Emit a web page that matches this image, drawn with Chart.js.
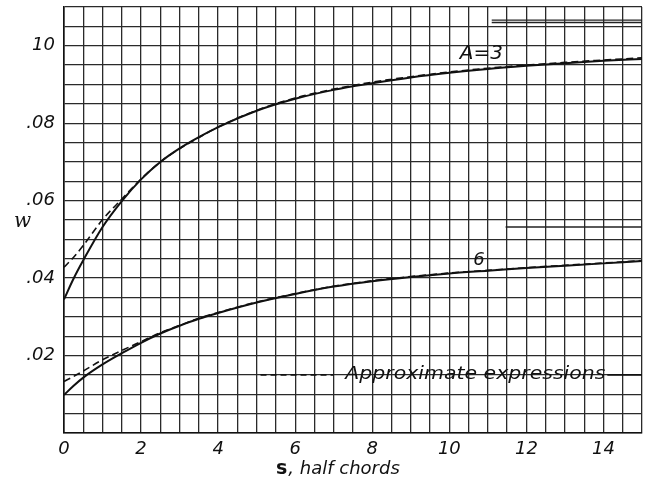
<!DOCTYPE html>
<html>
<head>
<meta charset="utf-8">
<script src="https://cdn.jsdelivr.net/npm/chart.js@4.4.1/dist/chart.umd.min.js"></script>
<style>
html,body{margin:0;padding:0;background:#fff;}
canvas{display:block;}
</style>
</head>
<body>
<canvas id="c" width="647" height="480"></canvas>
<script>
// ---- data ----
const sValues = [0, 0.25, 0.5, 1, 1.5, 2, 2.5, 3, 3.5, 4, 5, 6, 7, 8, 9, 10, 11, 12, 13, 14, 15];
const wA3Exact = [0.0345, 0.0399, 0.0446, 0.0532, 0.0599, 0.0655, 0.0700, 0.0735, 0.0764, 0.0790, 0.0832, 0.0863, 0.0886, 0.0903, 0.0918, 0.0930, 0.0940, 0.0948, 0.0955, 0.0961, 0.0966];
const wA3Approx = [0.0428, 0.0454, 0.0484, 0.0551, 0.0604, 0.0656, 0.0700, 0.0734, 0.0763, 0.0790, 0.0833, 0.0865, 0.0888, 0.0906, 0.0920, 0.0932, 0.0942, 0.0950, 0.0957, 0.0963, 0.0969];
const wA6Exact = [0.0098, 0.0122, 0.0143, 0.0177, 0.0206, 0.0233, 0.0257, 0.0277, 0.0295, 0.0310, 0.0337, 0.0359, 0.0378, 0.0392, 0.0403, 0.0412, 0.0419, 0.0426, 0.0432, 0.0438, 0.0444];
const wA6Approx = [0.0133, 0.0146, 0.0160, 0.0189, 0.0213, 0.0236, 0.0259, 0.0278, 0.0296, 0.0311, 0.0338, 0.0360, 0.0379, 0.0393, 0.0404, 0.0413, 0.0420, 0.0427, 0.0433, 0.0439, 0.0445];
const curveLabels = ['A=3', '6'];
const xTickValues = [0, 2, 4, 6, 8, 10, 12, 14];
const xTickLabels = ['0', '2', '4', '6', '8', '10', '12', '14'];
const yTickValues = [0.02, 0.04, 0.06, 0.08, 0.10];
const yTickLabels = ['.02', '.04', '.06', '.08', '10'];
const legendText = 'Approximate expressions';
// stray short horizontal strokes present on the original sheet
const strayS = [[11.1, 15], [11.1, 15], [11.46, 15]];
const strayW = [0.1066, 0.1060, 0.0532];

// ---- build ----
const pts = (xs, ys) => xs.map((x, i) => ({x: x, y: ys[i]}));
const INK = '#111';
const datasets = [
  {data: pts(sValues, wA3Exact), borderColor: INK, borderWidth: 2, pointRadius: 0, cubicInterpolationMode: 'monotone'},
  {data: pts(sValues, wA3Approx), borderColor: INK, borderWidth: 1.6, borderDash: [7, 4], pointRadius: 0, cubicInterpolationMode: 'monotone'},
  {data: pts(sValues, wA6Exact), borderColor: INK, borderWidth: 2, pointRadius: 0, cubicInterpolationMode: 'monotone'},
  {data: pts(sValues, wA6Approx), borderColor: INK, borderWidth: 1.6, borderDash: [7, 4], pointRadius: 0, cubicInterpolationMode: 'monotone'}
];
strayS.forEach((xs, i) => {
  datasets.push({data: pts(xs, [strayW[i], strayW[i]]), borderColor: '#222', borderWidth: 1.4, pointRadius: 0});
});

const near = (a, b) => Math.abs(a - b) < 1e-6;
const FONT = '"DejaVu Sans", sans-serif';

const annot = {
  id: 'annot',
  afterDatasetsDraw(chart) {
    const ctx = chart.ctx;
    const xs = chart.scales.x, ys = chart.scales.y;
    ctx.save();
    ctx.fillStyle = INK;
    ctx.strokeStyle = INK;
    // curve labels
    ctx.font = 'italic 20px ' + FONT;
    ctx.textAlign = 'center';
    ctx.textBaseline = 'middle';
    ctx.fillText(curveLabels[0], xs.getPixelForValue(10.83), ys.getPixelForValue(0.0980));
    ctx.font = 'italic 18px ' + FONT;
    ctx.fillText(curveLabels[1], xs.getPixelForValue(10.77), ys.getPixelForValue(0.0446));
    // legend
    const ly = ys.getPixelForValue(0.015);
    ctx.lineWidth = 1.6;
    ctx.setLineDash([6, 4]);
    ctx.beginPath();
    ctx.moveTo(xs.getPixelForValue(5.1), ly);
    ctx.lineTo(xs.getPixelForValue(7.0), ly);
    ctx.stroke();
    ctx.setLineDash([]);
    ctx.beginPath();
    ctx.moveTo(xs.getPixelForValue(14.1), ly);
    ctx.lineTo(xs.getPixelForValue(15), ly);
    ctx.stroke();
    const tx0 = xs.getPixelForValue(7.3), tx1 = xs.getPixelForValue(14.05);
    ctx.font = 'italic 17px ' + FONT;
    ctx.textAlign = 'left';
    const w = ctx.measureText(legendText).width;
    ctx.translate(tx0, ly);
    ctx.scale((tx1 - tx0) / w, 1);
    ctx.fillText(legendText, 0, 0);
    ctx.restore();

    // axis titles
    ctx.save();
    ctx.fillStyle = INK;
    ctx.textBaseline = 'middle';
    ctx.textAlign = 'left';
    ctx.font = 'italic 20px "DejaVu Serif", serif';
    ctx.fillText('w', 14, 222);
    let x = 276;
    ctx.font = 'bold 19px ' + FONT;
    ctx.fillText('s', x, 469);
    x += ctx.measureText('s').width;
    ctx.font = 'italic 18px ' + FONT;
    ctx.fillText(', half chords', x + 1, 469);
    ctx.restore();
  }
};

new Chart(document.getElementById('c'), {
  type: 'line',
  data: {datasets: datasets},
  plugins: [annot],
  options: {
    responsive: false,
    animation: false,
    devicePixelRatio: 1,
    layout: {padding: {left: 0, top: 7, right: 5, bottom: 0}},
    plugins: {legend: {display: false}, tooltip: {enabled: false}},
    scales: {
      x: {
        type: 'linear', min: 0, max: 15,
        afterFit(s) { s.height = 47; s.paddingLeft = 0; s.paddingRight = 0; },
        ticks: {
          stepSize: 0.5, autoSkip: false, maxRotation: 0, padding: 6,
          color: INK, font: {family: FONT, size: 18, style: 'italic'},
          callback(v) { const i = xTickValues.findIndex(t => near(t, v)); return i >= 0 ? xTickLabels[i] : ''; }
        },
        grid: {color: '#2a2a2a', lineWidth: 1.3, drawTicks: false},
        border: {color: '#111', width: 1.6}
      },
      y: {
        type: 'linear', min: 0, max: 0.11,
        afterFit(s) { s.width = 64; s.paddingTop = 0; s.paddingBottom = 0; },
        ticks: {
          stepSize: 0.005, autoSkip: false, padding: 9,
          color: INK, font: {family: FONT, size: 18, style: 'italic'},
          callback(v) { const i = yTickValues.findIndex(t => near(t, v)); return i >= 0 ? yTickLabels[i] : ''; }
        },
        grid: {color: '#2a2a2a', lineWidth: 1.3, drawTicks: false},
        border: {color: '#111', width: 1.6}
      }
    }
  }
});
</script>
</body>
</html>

★ ★ ★ ★ ★ ★ ★

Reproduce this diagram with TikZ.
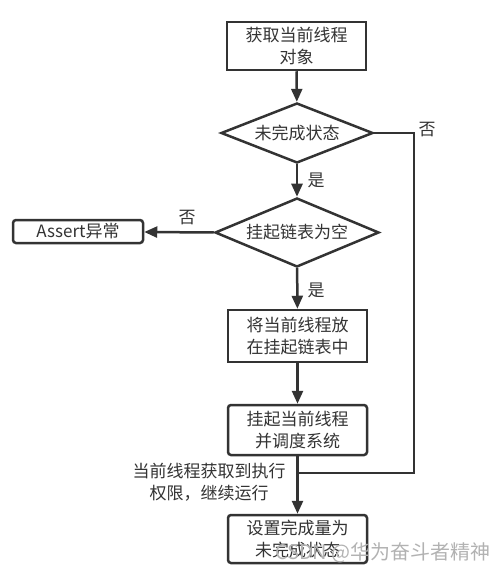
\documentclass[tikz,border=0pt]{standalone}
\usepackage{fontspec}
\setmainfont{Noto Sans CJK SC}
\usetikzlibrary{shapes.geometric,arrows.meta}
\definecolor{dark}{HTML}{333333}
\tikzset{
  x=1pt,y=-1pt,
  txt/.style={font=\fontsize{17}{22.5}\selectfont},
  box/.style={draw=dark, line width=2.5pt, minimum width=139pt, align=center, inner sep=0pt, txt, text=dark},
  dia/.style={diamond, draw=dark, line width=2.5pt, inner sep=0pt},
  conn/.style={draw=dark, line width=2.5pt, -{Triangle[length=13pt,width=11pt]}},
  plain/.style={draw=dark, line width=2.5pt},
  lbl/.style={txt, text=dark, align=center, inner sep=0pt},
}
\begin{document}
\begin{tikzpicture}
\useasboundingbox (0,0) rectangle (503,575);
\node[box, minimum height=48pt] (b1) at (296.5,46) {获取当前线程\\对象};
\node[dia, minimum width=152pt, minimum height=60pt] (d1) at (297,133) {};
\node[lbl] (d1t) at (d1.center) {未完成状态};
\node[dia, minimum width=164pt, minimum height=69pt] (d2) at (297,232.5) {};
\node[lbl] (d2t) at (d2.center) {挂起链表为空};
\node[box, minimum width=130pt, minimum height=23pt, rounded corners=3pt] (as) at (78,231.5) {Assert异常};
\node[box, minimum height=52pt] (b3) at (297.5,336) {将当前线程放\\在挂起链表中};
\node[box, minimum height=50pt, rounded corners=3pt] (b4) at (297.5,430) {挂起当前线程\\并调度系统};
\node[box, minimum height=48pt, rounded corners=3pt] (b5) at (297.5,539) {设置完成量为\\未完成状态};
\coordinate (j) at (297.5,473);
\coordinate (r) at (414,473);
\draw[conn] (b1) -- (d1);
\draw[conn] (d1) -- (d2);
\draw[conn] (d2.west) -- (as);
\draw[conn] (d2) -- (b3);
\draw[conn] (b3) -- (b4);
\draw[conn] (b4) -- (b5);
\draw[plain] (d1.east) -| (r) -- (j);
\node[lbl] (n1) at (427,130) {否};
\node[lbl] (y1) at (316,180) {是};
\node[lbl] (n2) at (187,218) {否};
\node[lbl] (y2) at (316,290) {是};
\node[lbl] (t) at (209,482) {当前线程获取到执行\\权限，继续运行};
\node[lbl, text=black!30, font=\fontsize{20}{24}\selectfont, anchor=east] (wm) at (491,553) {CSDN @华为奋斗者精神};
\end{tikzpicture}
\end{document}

★ ★ ★ ★ ★ ★ ★

#### EXERCISE GOAL
Return only those lines of the records that contain the string "with".

#### FULL SOLUTION
Emit a web page that matches this image, drawn with Chart.js.
Reproduce this diagram with TikZ.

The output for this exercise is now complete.